• Exercise requirements: Extract, in full, the lines below, beginning at the first and ending with the line that contains "from bokeh.models import". Pictures do not belong in the copy.
[start]
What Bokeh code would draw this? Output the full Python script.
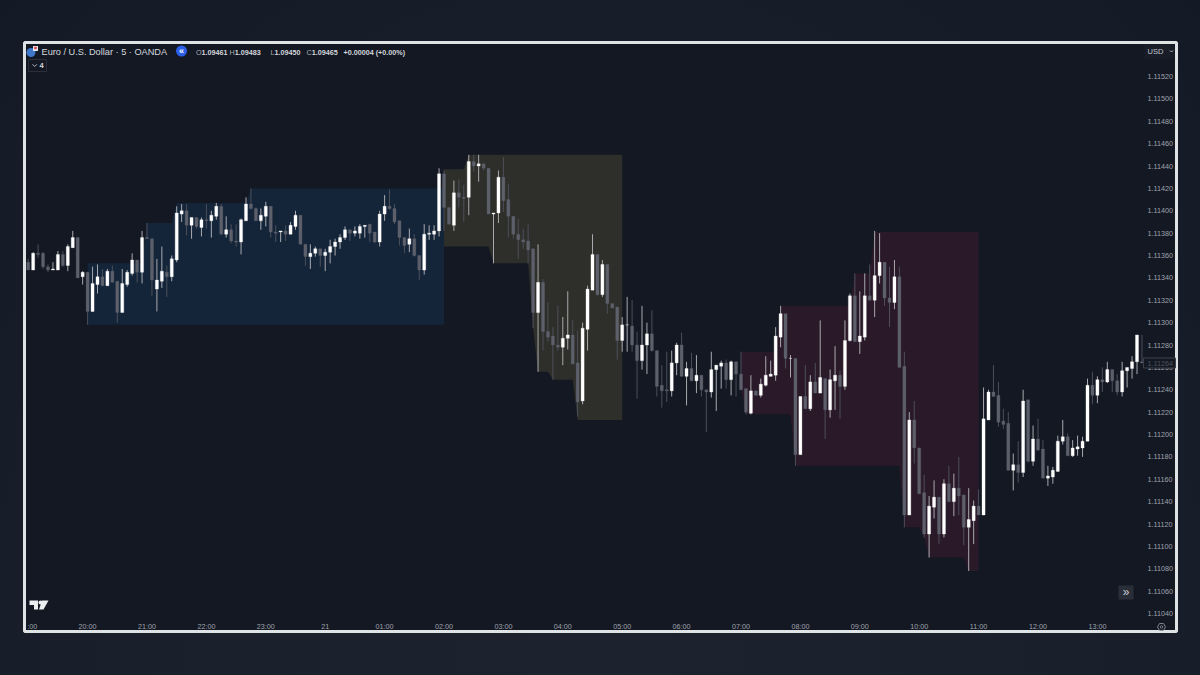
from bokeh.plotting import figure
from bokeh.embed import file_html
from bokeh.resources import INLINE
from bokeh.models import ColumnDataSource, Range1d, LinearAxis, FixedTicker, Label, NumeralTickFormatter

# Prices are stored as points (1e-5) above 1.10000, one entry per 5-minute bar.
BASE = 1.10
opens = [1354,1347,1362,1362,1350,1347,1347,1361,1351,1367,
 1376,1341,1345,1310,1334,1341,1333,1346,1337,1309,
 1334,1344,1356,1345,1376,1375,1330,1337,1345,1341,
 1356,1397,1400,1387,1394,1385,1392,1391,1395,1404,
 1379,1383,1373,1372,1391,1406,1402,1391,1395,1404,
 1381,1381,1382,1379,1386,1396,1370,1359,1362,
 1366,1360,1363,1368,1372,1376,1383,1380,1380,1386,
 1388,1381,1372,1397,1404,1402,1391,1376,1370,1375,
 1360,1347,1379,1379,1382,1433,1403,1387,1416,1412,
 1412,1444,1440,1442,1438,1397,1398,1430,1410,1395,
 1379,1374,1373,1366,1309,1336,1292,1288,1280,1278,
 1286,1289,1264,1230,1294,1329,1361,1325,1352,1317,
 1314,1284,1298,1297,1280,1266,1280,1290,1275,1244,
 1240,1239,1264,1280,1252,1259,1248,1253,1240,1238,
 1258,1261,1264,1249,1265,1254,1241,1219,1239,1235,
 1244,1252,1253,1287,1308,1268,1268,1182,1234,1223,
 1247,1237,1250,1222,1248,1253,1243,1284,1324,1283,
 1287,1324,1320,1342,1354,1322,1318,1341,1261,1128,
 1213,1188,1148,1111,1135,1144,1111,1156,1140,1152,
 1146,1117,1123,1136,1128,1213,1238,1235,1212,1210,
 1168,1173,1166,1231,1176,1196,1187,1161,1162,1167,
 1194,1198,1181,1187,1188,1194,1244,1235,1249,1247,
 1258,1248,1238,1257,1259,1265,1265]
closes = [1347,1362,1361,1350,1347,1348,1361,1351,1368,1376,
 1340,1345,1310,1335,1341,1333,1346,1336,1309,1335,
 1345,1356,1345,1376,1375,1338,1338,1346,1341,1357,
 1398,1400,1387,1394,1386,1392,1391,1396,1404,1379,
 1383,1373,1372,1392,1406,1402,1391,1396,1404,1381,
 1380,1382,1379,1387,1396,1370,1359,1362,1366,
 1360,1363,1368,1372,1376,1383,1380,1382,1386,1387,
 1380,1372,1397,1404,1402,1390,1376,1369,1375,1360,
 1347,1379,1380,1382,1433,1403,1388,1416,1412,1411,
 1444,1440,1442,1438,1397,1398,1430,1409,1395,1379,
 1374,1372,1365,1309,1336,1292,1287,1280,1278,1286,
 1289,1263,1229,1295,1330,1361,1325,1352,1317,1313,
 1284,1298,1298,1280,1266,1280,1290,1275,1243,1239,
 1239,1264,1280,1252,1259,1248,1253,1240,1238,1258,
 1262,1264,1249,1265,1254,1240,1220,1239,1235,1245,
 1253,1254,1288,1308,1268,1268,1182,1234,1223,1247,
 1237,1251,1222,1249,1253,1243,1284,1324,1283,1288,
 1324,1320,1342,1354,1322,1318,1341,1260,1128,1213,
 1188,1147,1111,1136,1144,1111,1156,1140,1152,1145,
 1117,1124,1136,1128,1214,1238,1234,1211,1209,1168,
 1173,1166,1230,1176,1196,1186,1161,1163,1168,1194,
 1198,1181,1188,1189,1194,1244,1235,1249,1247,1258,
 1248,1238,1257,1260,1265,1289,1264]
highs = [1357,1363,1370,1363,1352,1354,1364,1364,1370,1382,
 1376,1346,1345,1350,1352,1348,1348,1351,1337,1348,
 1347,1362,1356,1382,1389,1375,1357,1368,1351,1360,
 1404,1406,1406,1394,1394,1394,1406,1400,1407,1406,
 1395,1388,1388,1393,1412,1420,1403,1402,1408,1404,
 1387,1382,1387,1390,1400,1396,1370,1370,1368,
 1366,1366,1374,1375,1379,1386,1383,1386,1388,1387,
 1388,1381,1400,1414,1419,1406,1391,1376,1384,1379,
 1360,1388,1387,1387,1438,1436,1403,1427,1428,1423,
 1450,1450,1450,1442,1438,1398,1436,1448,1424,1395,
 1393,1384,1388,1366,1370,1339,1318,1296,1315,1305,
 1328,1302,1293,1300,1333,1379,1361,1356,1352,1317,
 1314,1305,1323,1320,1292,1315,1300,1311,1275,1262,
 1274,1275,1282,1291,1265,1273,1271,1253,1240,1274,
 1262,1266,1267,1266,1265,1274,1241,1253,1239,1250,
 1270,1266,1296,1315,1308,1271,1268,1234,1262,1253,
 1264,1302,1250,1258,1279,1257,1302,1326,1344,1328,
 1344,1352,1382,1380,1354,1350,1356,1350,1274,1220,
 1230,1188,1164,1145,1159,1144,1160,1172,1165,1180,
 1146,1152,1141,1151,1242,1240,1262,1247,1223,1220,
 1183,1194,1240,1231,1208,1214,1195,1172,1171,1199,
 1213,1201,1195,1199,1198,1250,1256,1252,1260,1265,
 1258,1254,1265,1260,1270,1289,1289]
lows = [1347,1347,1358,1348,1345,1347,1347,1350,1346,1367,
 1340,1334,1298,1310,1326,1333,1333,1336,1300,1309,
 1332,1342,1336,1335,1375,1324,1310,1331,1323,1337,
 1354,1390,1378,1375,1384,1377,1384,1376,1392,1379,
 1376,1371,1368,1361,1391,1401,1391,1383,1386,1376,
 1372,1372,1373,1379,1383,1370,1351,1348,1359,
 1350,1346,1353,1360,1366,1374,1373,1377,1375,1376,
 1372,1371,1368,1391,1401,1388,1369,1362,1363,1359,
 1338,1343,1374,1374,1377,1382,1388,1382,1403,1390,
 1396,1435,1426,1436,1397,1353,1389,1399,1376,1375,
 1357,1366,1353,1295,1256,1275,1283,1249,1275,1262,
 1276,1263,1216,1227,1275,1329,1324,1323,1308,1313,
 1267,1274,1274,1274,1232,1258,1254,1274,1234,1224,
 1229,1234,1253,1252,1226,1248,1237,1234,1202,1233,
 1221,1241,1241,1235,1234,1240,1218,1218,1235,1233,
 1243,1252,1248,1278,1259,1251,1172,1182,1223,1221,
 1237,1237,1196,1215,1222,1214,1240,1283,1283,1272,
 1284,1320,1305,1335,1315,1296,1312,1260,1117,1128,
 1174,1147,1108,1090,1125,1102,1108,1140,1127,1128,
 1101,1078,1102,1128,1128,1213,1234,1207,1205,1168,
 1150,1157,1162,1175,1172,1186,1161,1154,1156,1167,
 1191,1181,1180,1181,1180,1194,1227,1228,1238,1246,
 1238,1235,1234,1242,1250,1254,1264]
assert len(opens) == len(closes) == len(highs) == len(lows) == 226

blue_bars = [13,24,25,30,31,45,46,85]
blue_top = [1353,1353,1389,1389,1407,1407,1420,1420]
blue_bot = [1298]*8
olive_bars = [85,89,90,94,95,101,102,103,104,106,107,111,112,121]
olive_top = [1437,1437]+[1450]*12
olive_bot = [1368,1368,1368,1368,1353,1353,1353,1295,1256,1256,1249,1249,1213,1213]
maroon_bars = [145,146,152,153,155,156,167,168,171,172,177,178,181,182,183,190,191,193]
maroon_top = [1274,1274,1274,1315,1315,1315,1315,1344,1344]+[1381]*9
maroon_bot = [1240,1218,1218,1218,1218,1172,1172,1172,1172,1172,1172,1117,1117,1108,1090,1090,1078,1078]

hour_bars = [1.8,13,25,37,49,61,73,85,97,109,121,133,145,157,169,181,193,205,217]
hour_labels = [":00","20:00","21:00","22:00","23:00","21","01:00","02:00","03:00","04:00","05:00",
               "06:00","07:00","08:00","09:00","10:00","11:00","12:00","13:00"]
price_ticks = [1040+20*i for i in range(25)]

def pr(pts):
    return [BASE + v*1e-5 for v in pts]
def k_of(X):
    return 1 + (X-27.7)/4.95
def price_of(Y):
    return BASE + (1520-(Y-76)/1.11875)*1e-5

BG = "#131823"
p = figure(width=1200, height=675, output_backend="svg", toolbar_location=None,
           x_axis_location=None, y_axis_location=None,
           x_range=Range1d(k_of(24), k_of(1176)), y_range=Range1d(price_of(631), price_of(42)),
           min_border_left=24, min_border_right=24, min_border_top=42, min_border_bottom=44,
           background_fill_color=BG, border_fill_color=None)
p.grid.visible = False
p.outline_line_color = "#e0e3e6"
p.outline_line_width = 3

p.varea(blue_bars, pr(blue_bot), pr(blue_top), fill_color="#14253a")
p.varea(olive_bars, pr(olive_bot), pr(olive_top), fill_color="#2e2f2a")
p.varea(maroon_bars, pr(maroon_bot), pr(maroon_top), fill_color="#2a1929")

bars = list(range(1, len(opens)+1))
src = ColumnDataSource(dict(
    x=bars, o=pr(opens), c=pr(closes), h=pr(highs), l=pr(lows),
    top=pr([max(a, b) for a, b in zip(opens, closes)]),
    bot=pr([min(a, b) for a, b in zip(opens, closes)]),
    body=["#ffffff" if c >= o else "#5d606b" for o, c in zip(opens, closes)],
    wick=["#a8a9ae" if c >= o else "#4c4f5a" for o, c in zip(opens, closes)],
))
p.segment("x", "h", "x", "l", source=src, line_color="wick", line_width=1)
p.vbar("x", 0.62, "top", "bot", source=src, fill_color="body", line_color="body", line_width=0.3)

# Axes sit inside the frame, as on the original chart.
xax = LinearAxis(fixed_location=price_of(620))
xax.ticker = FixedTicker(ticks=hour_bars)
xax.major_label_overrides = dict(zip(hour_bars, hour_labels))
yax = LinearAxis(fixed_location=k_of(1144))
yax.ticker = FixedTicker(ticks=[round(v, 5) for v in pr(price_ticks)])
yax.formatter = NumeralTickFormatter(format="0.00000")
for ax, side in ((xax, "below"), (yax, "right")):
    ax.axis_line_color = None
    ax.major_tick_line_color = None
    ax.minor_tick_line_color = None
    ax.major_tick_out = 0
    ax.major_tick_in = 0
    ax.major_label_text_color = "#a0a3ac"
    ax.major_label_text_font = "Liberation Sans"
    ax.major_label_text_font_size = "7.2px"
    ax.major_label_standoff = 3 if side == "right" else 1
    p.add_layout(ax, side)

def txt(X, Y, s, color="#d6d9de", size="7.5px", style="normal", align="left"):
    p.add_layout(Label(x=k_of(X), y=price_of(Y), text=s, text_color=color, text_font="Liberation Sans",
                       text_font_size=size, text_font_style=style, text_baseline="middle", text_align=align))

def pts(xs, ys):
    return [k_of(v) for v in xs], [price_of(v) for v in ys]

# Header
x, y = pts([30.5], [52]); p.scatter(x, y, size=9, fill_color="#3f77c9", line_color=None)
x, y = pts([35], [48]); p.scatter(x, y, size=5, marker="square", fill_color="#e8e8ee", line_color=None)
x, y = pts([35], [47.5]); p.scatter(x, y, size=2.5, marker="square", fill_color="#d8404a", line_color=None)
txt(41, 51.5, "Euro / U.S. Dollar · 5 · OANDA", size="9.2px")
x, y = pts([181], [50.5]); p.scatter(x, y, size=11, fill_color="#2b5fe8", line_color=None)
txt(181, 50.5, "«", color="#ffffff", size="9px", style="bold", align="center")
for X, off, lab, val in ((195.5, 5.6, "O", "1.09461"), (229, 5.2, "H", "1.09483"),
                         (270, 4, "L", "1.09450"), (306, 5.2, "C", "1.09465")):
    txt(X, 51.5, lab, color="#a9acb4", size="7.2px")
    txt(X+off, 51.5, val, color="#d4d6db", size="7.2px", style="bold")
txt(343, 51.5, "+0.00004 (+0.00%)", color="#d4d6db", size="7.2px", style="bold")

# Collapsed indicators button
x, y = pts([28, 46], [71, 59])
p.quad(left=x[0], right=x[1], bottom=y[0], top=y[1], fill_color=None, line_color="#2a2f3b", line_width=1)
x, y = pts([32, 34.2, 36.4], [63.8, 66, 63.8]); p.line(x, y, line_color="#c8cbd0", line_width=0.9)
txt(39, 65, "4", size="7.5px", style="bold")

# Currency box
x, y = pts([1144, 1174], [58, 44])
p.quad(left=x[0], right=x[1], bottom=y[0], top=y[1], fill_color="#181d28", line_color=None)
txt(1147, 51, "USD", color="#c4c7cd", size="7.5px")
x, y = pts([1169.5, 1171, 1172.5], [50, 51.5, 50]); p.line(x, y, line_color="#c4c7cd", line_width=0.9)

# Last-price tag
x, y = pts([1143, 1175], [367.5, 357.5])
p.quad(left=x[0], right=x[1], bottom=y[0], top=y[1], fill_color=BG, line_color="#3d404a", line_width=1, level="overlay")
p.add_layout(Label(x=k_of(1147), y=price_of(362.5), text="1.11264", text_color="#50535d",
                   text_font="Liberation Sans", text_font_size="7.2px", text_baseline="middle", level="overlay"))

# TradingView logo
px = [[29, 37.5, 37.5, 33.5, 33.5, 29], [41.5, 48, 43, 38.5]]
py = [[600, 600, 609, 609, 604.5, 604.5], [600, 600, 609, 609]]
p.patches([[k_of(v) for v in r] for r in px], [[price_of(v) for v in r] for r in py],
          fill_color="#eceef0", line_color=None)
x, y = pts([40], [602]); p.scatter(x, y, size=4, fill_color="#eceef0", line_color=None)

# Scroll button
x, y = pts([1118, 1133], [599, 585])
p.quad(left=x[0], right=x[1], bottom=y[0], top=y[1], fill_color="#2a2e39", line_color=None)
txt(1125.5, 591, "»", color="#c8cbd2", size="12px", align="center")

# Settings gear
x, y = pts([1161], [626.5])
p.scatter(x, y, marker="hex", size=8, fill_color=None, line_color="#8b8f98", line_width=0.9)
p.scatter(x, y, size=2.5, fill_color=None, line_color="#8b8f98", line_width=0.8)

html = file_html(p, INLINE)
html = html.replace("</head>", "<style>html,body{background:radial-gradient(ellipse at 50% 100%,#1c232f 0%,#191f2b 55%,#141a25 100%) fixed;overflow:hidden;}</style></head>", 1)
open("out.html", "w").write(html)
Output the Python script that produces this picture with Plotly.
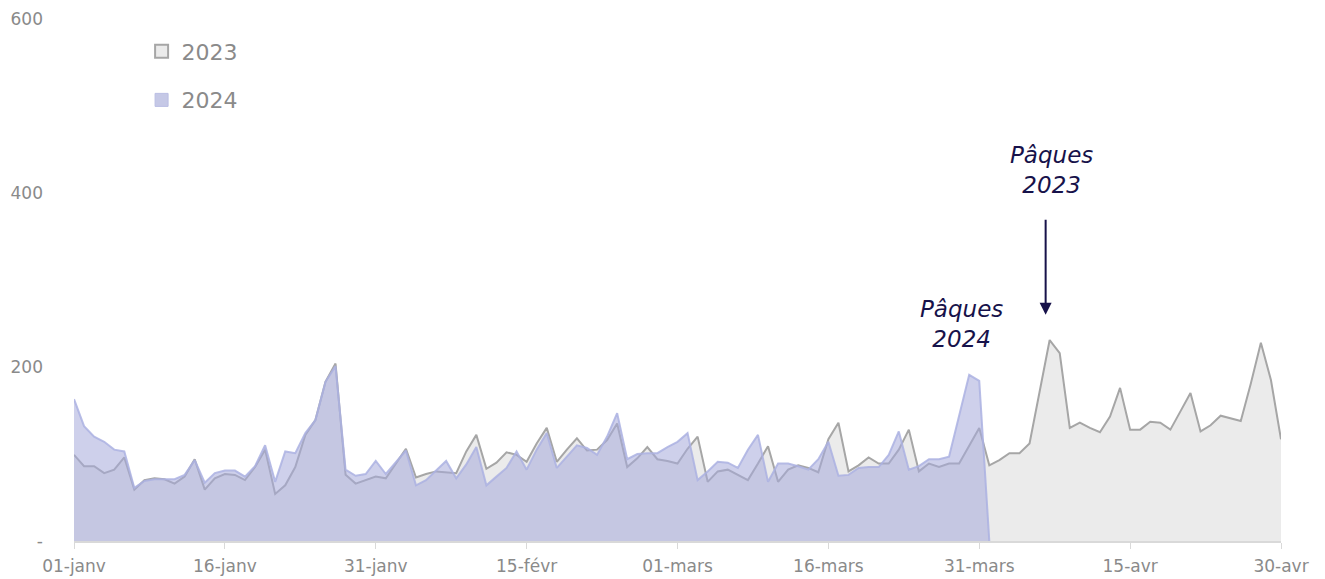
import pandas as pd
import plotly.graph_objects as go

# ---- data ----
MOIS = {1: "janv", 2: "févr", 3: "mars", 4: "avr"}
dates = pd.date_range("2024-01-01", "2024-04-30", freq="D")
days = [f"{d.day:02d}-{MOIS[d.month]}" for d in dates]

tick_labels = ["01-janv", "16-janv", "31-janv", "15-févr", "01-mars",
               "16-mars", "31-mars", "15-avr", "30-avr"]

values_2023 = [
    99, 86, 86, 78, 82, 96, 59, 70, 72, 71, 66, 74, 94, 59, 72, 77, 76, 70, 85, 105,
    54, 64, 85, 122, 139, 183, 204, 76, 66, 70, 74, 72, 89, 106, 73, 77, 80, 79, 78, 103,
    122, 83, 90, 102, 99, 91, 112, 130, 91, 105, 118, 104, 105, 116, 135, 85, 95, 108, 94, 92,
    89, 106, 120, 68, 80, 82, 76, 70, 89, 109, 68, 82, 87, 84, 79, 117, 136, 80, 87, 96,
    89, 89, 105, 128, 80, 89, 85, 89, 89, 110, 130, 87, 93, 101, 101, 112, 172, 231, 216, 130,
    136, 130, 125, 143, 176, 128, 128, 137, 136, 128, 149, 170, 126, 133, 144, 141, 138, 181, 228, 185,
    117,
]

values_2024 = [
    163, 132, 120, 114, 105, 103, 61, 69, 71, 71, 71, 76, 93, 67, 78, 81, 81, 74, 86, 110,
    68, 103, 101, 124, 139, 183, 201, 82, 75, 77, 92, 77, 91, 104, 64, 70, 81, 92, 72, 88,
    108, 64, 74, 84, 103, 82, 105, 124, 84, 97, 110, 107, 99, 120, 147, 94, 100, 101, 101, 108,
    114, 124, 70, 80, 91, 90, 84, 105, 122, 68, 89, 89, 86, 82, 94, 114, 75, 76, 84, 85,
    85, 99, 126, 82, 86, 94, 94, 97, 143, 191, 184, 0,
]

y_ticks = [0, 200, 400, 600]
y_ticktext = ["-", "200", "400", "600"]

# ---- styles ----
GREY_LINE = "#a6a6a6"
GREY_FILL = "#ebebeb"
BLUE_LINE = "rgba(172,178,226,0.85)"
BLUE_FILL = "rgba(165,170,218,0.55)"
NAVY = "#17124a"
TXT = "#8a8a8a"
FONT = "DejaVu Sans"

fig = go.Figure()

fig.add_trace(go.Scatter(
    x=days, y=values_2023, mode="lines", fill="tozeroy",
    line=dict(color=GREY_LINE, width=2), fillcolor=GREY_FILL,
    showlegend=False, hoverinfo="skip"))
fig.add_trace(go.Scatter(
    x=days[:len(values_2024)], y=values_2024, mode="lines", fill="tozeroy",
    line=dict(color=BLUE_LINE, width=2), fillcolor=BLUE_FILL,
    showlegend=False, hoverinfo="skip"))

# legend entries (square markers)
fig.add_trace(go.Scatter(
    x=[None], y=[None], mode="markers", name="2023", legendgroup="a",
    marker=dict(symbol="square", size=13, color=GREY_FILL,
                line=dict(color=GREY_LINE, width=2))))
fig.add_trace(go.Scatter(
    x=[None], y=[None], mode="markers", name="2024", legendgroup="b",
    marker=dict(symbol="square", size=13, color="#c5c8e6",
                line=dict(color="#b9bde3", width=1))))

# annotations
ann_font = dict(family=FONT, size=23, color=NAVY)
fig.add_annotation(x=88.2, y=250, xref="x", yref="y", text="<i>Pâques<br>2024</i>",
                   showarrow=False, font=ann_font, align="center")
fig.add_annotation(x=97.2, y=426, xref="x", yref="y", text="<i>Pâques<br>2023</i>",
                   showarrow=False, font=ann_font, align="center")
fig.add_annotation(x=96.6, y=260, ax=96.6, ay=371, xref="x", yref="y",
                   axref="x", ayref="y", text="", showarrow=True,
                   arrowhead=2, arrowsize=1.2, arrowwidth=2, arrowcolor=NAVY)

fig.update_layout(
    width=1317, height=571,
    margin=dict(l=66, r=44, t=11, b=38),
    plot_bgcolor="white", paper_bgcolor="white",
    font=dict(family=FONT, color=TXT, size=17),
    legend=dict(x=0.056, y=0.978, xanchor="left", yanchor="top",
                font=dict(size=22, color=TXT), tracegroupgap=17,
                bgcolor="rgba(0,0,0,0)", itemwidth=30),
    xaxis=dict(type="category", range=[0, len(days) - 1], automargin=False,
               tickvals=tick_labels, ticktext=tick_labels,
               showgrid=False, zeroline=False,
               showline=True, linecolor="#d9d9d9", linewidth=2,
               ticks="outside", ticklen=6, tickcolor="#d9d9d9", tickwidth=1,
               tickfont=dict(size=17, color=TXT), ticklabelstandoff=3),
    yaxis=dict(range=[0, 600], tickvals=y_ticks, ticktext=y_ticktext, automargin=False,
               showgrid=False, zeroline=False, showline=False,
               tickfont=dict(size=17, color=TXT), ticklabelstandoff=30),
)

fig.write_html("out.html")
[end]
• Output of the exercise:
What Bokeh code would draw this? Output the full Python script.
from bokeh.plotting import figure
from bokeh.embed import file_html
from bokeh.resources import INLINE
from bokeh.models import ColumnDataSource, Range1d, LinearAxis, FixedTicker, Label, NumeralTickFormatter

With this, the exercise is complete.